For Várjon, too, the marking of a work goes far beyond a purely mechanical task: “To do fingerings is always a very tricky task. First of all, because I myself sometimes use various fingerings, and as with a performance where I never feel that ‘this was the final version’, it’s the same way I feel as well about my fingerings. We also all have different types of hands, so it’s not easy to find a solution that could work for many pianists. Fingerings, though, are not only practical issues, but show a lot about the performer’s approach, how he or she musically solves a certain passage in the piece. This was for me the most important principle and point of departure.”

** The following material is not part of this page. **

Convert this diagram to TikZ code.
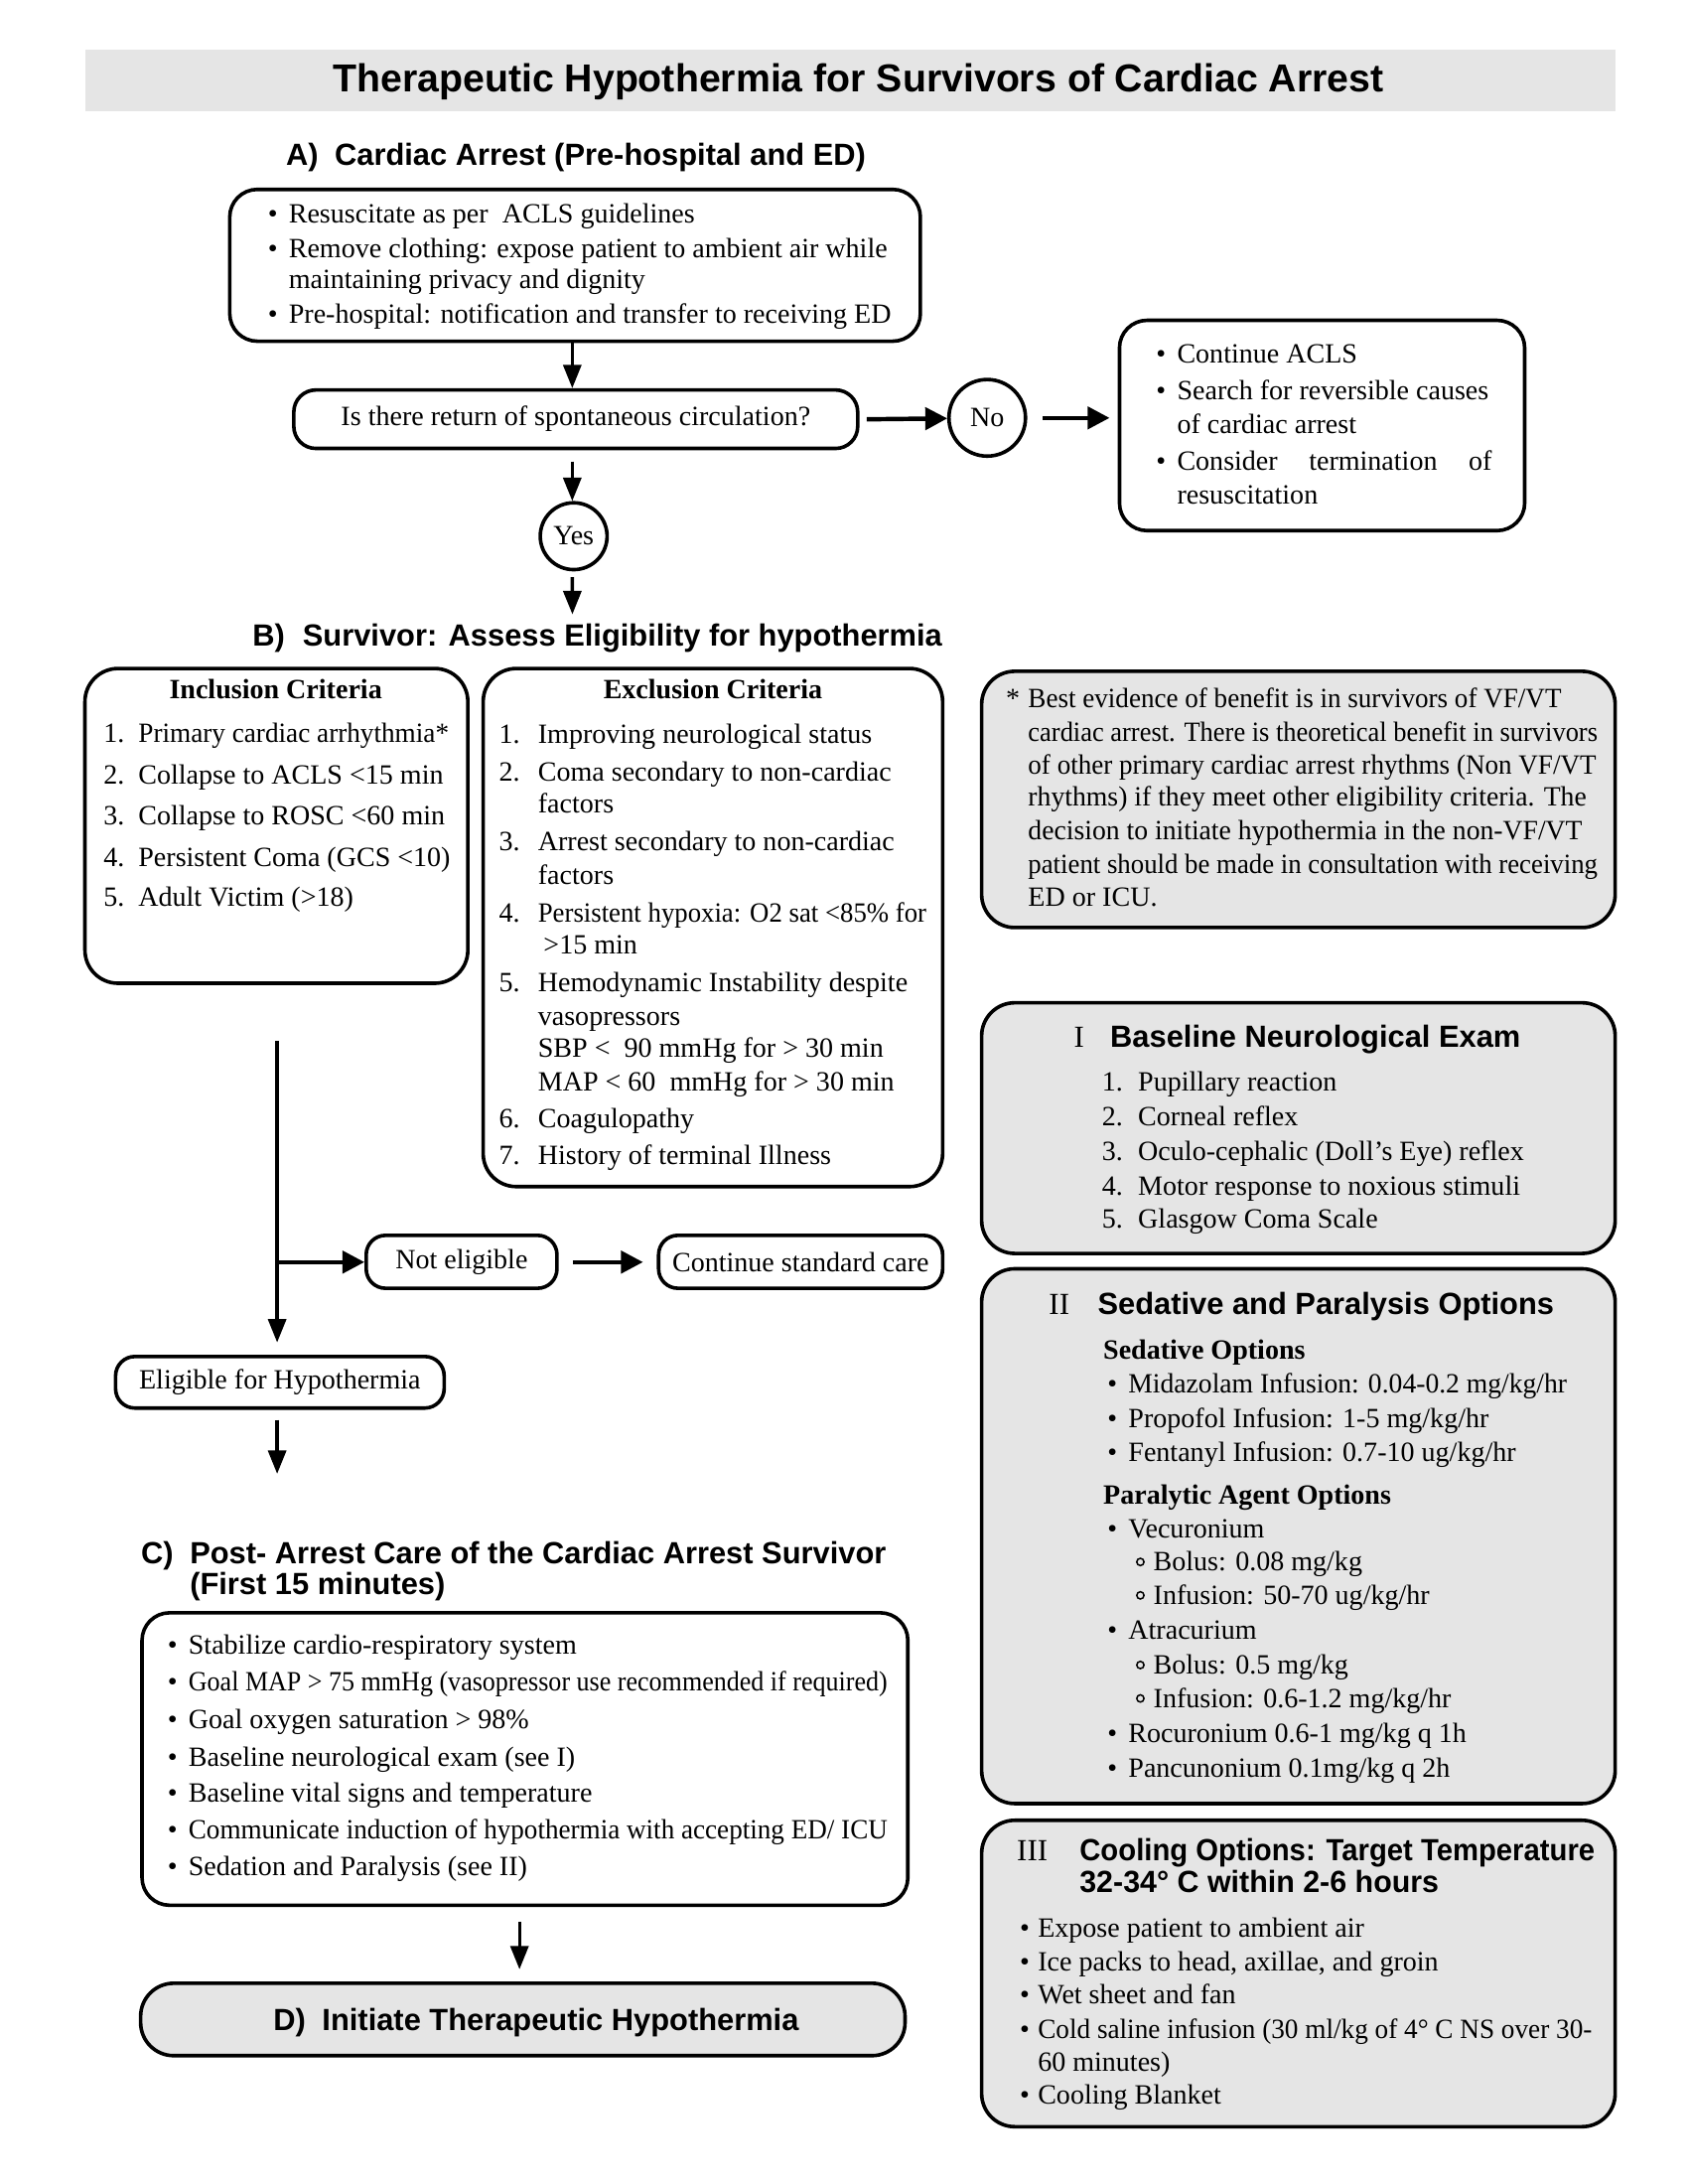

Examples of the fingering as a messenger of musical design are numerous in Várjon’s markings. Be it the portato in the left hand at the start of No. 2 from the 15 Hungarian Peasant Songs (HN 1404) or the dying away of the first melody section in m. 40.
The Improvisations on Hungarian Peasant Songs, op. 20, like the Suite, one of Bartók’s most demanding pieces, are unusually heavily marked. László Somfai told me: “The edition of the Improvisations, op. 20, was a real headache. […] Although it is a work appealing to listeners of modern music, preferably in Bartók’s own interpretation, the score – except for the fingering – is full of detailed instructions about touch, phrasing, tempo changes, etc., including errors still remaining in the most recent editions.”
Whereas the correction of errors lay in the best hands with Bartók philologist László Somfai, Bartók interpreter Dénes Varón supplies here the “missing” fingering. At one spot in the opening of No. V, he even goes so far as to alter Bartók’s distribution of hands (1st chord left, 2nd and 3rd chords right) as indicated by the stemming of the chords, by changing the fingering so that the first chord is played with the 3rd fingers of the right and left hands.
In the musical sense, of course, he follows the composer, because the gradation of the accentuation is also guaranteed by this “artifice”. At the same time, the fingering shows his personal access to a work that is one of the pianist’s favourites: “The Improvisations and Suite, op. 14, are my all-time favourite pieces, and I have also performed the 15 Hungarian Peasant songs many times. I just hope to have the chance of continuing this exciting work from which I have also learned so much and which helps me to see even more clearly the complexity and richness of these wonderful works.”